The brigade wants to change the current 15-hour night shift and nine-hour day shift to provide a longer day shift, saying that firefighters will continue to work two day shifts followed by two night shifts then have four days off.
The union has accused the capital's fire brigade of threatening thousands of firefighters with the sack if they do not agree to new shift patterns.
Mr Wrack said: "We do not want to take this action but we have no choice. The alternative is to allow London's firefighters to become doormats for their employers to walk on."
A brigade spokesman said: "The current start and finish times have been in place since 1979 and the work we do today has changed dramatically. We don't just respond to fires any more.

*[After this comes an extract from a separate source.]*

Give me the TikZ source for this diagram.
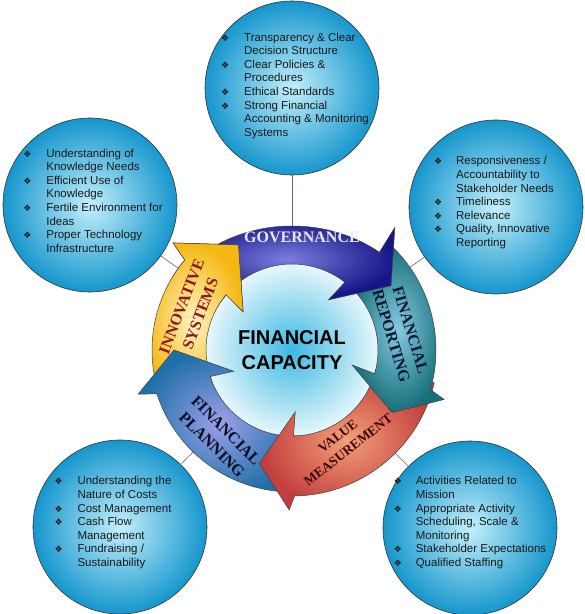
\documentclass[tikz,border=0pt]{standalone}
\usepackage{fontspec}
\setmainfont{Liberation Sans}
\newfontfamily\ringfont{Liberation Serif}
\newfontfamily\symfont{DejaVu Sans}
\usetikzlibrary{positioning}

\definecolor{bubin}{RGB}{195,240,251}
\definecolor{bubout}{RGB}{22,150,205}
\definecolor{corein}{RGB}{60,185,225}
\definecolor{coreout}{RGB}{236,249,253}
\definecolor{govin}{RGB}{125,125,222}
\definecolor{govout}{RGB}{22,22,135}
\definecolor{repin}{RGB}{135,200,228}
\definecolor{repout}{RGB}{22,112,122}
\definecolor{valin}{RGB}{242,160,120}
\definecolor{valout}{RGB}{195,62,62}
\definecolor{planin}{RGB}{155,160,232}
\definecolor{planout}{RGB}{32,112,168}
\definecolor{innin}{RGB}{255,243,195}
\definecolor{innout}{RGB}{245,184,18}

\newcommand{\bul}{{\symfont\fontsize{9}{9}\selectfont ❖}}

% #1 style, #2 tail angle, #3 head angle, #4 tip angle, #5/#6 outer radii
\newcommand{\ringarrow}[6][]{%
  \draw[ringarrow,#1] (#2:86) arc[start angle=#2, end angle=#3, radius=86]
    -- (#3+2:62) -- (#4:118) -- (#3-2:160) -- (#3:#5 and #6)
    arc[start angle=#3, end angle=#2, x radius=#5, y radius=#6] -- cycle;}

\tikzset{
  bubble/.style={circle, draw=black!80, line width=0.6pt, minimum size=174pt,
    inner sep=0pt, shading=radial, inner color=bubin, outer color=bubout},
  bubtext/.style={inner sep=0pt, text=black!90, font=\fontsize{11.5}{13.6}\selectfont},
  ringarrow/.style={draw=black!75, line width=0.5pt, shading=radial},
  ringlabel/.style={inner sep=0pt, align=center, font=\ringfont\bfseries\fontsize{16}{20}\selectfont},
  link/.style={draw=black!60, line width=0.6pt}
}

\begin{document}
\begin{tikzpicture}[x=1pt,y=1pt]
\useasboundingbox (-292,-264) rectangle (293,350);

\node[circle, minimum size=178pt, inner sep=0pt, shading=radial,
  inner color=corein, outer color=coreout] (core) at (0,0) {};

\node[bubble] (gov)  at (0,262) {};
\node[bubble] (inno) at (-202,145) {};
\node[bubble] (rep)  at (204,143) {};
\node[bubble] (plan) at (-172,-177) {};
\node[bubble] (val)  at (178,-178) {};

\draw[link] (gov) -- (core);
\draw[link] (inno) -- (core);
\draw[link] (rep) -- (core);
\draw[link] (plan) -- (core);
\draw[link] (val) -- (core);

% ring of arrows
\ringarrow[inner color=innin, outer color=innout]{201}{140}{117}{140}{140}
\ringarrow[inner color=planin, outer color=planout]{274}{198}{180}{142}{142}
\ringarrow[inner color=valin, outer color=valout]{-13}{-89}{-106}{146}{146}
\ringarrow[inner color=repin, outer color=repout]{47}{-16}{-32}{144}{144}
\ringarrow[inner color=govin, outer color=govout]{143}{52}{33}{142}{124}
\begin{scope}
  \clip (0,0) -- (95:220) arc[start angle=95, end angle=150, radius=220] -- cycle;
  \ringarrow[inner color=innin, outer color=innout]{201}{140}{117}{140}{140}
\end{scope}

\node[ringlabel, text={rgb,255:red,232;green,232;blue,252}] (govlabel) at (10,112.5) {GOVERNANCE};
\node[ringlabel, text={rgb,255:red,10;green,26;blue,48}, rotate=-73] (replabel) at (109,17) {FINANCIAL\\REPORTING};
\node[ringlabel, text={rgb,255:red,60;green,6;blue,6}, rotate=38,
  font=\ringfont\bfseries\fontsize{13.5}{17}\selectfont] (vallabel) at (51,-93) {VALUE\\MEASUREMENT};
\node[ringlabel, text={rgb,255:red,12;green,12;blue,36}, rotate=-45] (planlabel) at (-73,-87.5) {FINANCIAL\\PLANNING};
\node[ringlabel, text={rgb,255:red,139;green,26;blue,26}, rotate=69] (innolabel) at (-101,40) {INNOVATIVE\\SYSTEMS};

\node[align=center, font=\bfseries\fontsize{20}{25}\selectfont] (title) at (core) {FINANCIAL\\CAPACITY};

\node[bubtext] (govtext) at ([shift={(3,2)}]gov.center) {\begin{tabular}{@{}p{23pt}@{}l@{}}
\bul & Transparency \& Clear\\ & Decision Structure\\
\bul & Clear Policies \&\\ & Procedures\\
\bul & Ethical Standards\\
\bul & Strong Financial\\ & Accounting \& Monitoring\\ & Systems
\end{tabular}};
\node[bubtext] (innotext) at ([shift={(3,3)}]inno.center) {\begin{tabular}{@{}p{23pt}@{}l@{}}
\bul & Understanding of\\ & Knowledge Needs\\
\bul & Efficient Use of\\ & Knowledge\\
\bul & Fertile Environment for\\ & Ideas\\
\bul & Proper Technology\\ & Infrastructure
\end{tabular}};
\node[bubtext] (reptext) at ([shift={(-2,4)}]rep.center) {\begin{tabular}{@{}p{22pt}@{}l@{}}
\bul & Responsiveness /\\ & Accountability to\\ & Stakeholder Needs\\
\bul & Timeliness\\
\bul & Relevance\\
\bul & Quality, Innovative\\ & Reporting
\end{tabular}};
\node[bubtext] (plantext) at ([shift={(-7,4)}]plan.center) {\begin{tabular}{@{}p{23pt}@{}l@{}}
\bul & Understanding the\\ & Nature of Costs\\
\bul & Cost Management\\
\bul & Cash Flow\\ & Management\\
\bul & Fundraising /\\ & Sustainability
\end{tabular}};
\node[bubtext] (valtext) at ([shift={(0,5)}]val.center) {\begin{tabular}{@{}p{22pt}@{}l@{}}
\bul & Activities Related to\\ & Mission\\
\bul & Appropriate Activity\\ & Scheduling, Scale \&\\ & Monitoring\\
\bul & Stakeholder Expectations\\
\bul & Qualified Staffing
\end{tabular}};
\end{tikzpicture}
\end{document}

"Firefighters train for and attend a much wider range of incidents such as flooding, collapsed buildings, chemical incidents etc, and work harder than ever before to prevent fires from happening in the first place.

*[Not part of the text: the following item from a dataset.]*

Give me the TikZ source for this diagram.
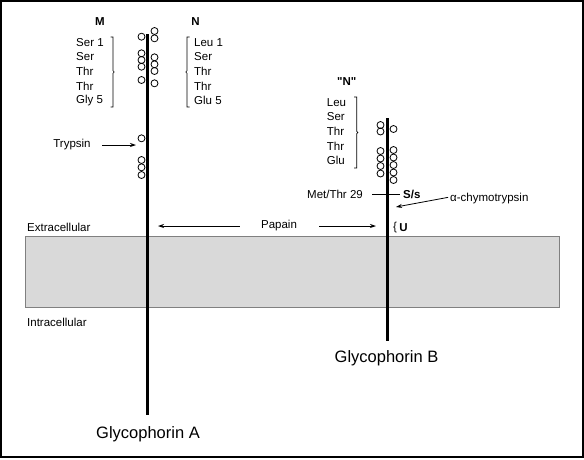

"The current start and finish times also result in a change of shift during both the morning and evening rush hours when fire brigade incident demand is at its highest."
Brian Coleman, chairman of the London Fire and Emergency Planning Authority, said: "This action is based on suggested cuts. There are no cuts. This strike is pointless and unjustified and we must focus on talks to resolve the dispute."
Fire minister Bob Neill said the strike was "old fashioned militant muscle-flexing", adding: "I find the threat of industrial action over the Bonfire Night period disgraceful."
A number of Labour MPs have criticised the issuing of dismissal notices to firefighters and called on London Mayor Boris Johnson and the Government to intervene.